___ STORED DATA ___

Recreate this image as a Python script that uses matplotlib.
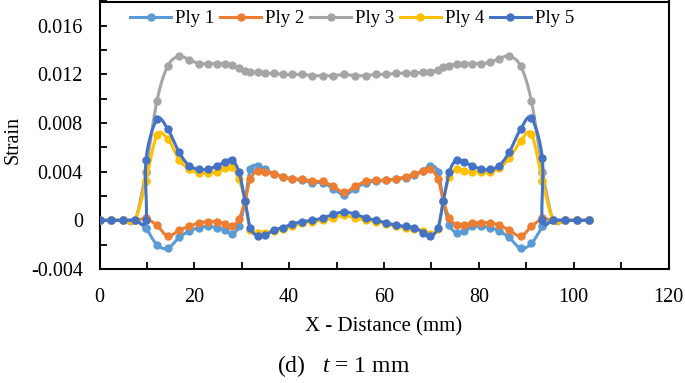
import numpy as np
import matplotlib
matplotlib.use("Agg")
import matplotlib.pyplot as plt
from matplotlib.lines import Line2D

plt.rcParams['font.family'] = ['Liberation Serif', 'DejaVu Serif']
plt.rcParams['mathtext.fontset'] = 'custom'
plt.rcParams['mathtext.it'] = 'Liberation Serif:italic'
plt.rcParams['mathtext.rm'] = 'Liberation Serif'

# Nodes along the specimen (mm); the ply-drop nodes at 9.8 and 93.4 appear twice
x_nodes = [0, 2.5, 5.0, 7.5, 9.8, 9.8, 12.1, 14.4, 16.8, 18.9, 21.0, 22.9, 24.8,
           26.5, 27.9, 29.4, 30.7, 31.8, 33.4, 35.0, 36.8, 38.6, 40.7, 42.8, 44.9,
           47.1, 49.3, 51.6, 53.9, 56.1, 58.3, 60.5, 62.5, 64.6, 66.4, 68.3, 69.8,
           71.4, 72.5, 73.8, 75.3, 76.8, 78.6, 80.5, 82.4, 84.3, 86.4, 88.8, 91.1,
           93.4, 93.4, 95.7, 98.2, 100.7, 103.2]

ply1 = [0, 0, 0, 0, -0.0006, -0.0006, -0.0020, -0.0023, -0.0014, -0.0009, -0.0006,
        -0.0005, -0.0006, -0.0008, -0.0011, -0.0005, 0.0016, 0.0042, 0.0045, 0.0042,
        0.0038, 0.0036, 0.0034, 0.0033, 0.0031, 0.0031, 0.0026, 0.0021, 0.0026,
        0.0031, 0.0032, 0.0033, 0.0034, 0.0035, 0.0037, 0.0041, 0.0045, 0.0040,
        0.0016, -0.0004, -0.0010, -0.0009, -0.0005, -0.0005, -0.0006, -0.0009,
        -0.0014, -0.0023, -0.0019, -0.0005, -0.0005, 0, 0, 0, 0]
ply2 = [0, 0, 0, 0, 0.0002, 0.0002, -0.0004, -0.0013, -0.0008, -0.0005, -0.0002,
        -0.0001, -0.0001, -0.0003, -0.0005, 0.0001, 0.0016, 0.0034, 0.0041, 0.0040,
        0.0038, 0.0036, 0.0034, 0.0034, 0.0032, 0.0032, 0.0028, 0.0023, 0.0028,
        0.0032, 0.0033, 0.0033, 0.0034, 0.0036, 0.0038, 0.0041, 0.0042, 0.0034,
        0.0016, 0.0002, -0.0004, -0.0004, -0.0002, -0.0002, -0.0002, -0.0004,
        -0.0008, -0.0013, -0.0005, 0.0002, 0.0002, 0, 0, 0, 0]
ply3 = [0, 0, 0, 0, 0.0040, 0.0040, 0.0098, 0.0127, 0.0135, 0.0132, 0.0129, 0.0129,
        0.0129, 0.0129, 0.0128, 0.0125, 0.0123, 0.0122, 0.0122, 0.0121, 0.0121,
        0.0120, 0.0120, 0.0120, 0.0119, 0.0119, 0.0119, 0.0120, 0.0119, 0.0119,
        0.0120, 0.0120, 0.0121, 0.0121, 0.0121, 0.0122, 0.0122, 0.0124, 0.0126,
        0.0127, 0.0129, 0.0129, 0.0129, 0.0129, 0.0130, 0.0133, 0.0135, 0.0127,
        0.0098, 0.0040, 0.0040, 0, 0, 0, 0]
ply4 = [0, 0, 0, 0, 0.0032, 0.0032, 0.0070, 0.0067, 0.0050, 0.0042, 0.0039, 0.0039,
        0.0040, 0.0043, 0.0044, 0.0034, 0.0016, -0.0008, -0.0010, -0.0010, -0.0009,
        -0.0007, -0.0005, -0.0002, -0.0001, 0.0000, 0.0002, 0.0004, 0.0002, 0.0000,
        -0.0001, -0.0003, -0.0005, -0.0006, -0.0007, -0.0009, -0.0011, -0.0007,
        0.0016, 0.0036, 0.0042, 0.0041, 0.0040, 0.0040, 0.0040, 0.0043, 0.0051,
        0.0065, 0.0071, 0.0032, 0.0032, 0, 0, 0, 0]
ply5 = [0, 0, 0, 0, 0, 0.0050, 0.0083, 0.0075, 0.0056, 0.0045, 0.0042, 0.0042,
        0.0045, 0.0048, 0.0050, 0.0040, 0.0016, -0.0006, -0.0013, -0.0012, -0.0008,
        -0.0006, -0.0003, -0.0001, 0.0000, 0.0002, 0.0005, 0.0007, 0.0005, 0.0002,
        0.0000, -0.0002, -0.0004, -0.0005, -0.0006, -0.0010, -0.0013, -0.0006,
        0.0016, 0.0040, 0.0050, 0.0048, 0.0045, 0.0042, 0.0042, 0.0045, 0.0056,
        0.0075, 0.0084, 0.0051, 0, 0, 0, 0, 0]

labels = ["Ply 1", "Ply 2", "Ply 3", "Ply 4", "Ply 5"]
colors = ["#5B9BD5", "#ED7D31", "#A5A5A5", "#FFC000", "#4472C4"]


def smooth(x, y, n=16):
    # Excel-like smoothed line: cubic Bezier through every point
    p = np.column_stack([x, y]).astype(float)
    pp = np.vstack([p[0], p, p[-1]])
    t = np.linspace(0, 1, n, endpoint=False)[:, None]
    out = []
    for i in range(len(p) - 1):
        p0, p1, p2, p3 = pp[i], pp[i + 1], pp[i + 2], pp[i + 3]
        c1 = p1 + (p2 - p0) / 6
        c2 = p2 - (p3 - p1) / 6
        seg = ((1 - t) ** 3) * p1 + 3 * ((1 - t) ** 2) * t * c1 \
            + 3 * (1 - t) * t ** 2 * c2 + t ** 3 * p2
        out.append(seg)
    out.append(p[-1:])
    out = np.vstack(out)
    return out[:, 0], out[:, 1]


fig = plt.figure(figsize=(6.85, 3.83), dpi=100)
ax = fig.add_axes([99.5 / 685, 1 - 269 / 383, 569 / 685, 267.5 / 383])

handles = []
for i, ys in enumerate([ply1, ply2, ply3, ply4, ply5]):
    sx, sy = smooth(x_nodes, ys)
    ax.plot(sx, sy, color=colors[i], lw=2.2, zorder=2 + i)
    ax.plot(x_nodes, ys, 'o', color=colors[i], ms=5, zorder=2 + i)
    handles.append(Line2D([], [], color=colors[i], lw=2.2, marker='o', ms=5))

ax.set_xlim(0, 120)
ax.set_ylim(-0.004, 0.018)
ax.set_xticks([0, 20, 40, 60, 80, 100, 120])
ax.set_xticks(np.arange(0, 121, 10), minor=True)
ax.set_yticks([-0.004, 0, 0.004, 0.008, 0.012, 0.016])
ax.set_yticklabels(["-0.004", "0", "0.004", "0.008", "0.012", "0.016"])
ax.set_yticks(np.arange(-0.004, 0.0181, 0.002), minor=True)
ax.tick_params(which='both', direction='in', length=5, width=1.3, labelsize=14.5)
ax.tick_params(axis='x', pad=14)
ax.tick_params(axis='y', pad=12)
for s in ax.spines.values():
    s.set_linewidth(1.5)

ax.set_xlabel("X - Distance (mm)", fontsize=15, labelpad=7)
fig.text(13 / 685, 1 - 140 / 383, "Strain", fontsize=14.5, rotation=90,
         ha='center', va='center')

fig.legend(handles, labels, loc='upper center', bbox_to_anchor=(352 / 685, 1.018),
           ncol=5, frameon=False, fontsize=13.5, handlelength=2.2,
           handletextpad=0.2, columnspacing=0.3)

fig.text(344 / 685, 1 - 366 / 383, r"(d)   $t$ = 1 mm", fontsize=17,
         ha='center', va='center')

fig.savefig("out.png", dpi=100)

___

WHAT THIS TASK INVOLVES → Scan the listing above for the word "matplotlib" and show each line where it is found.

SOLVED PROBLEM →
Recreate this image as a Python script that uses matplotlib.
import matplotlib
matplotlib.use("Agg")
import matplotlib.pyplot as plt
from matplotlib.lines import Line2D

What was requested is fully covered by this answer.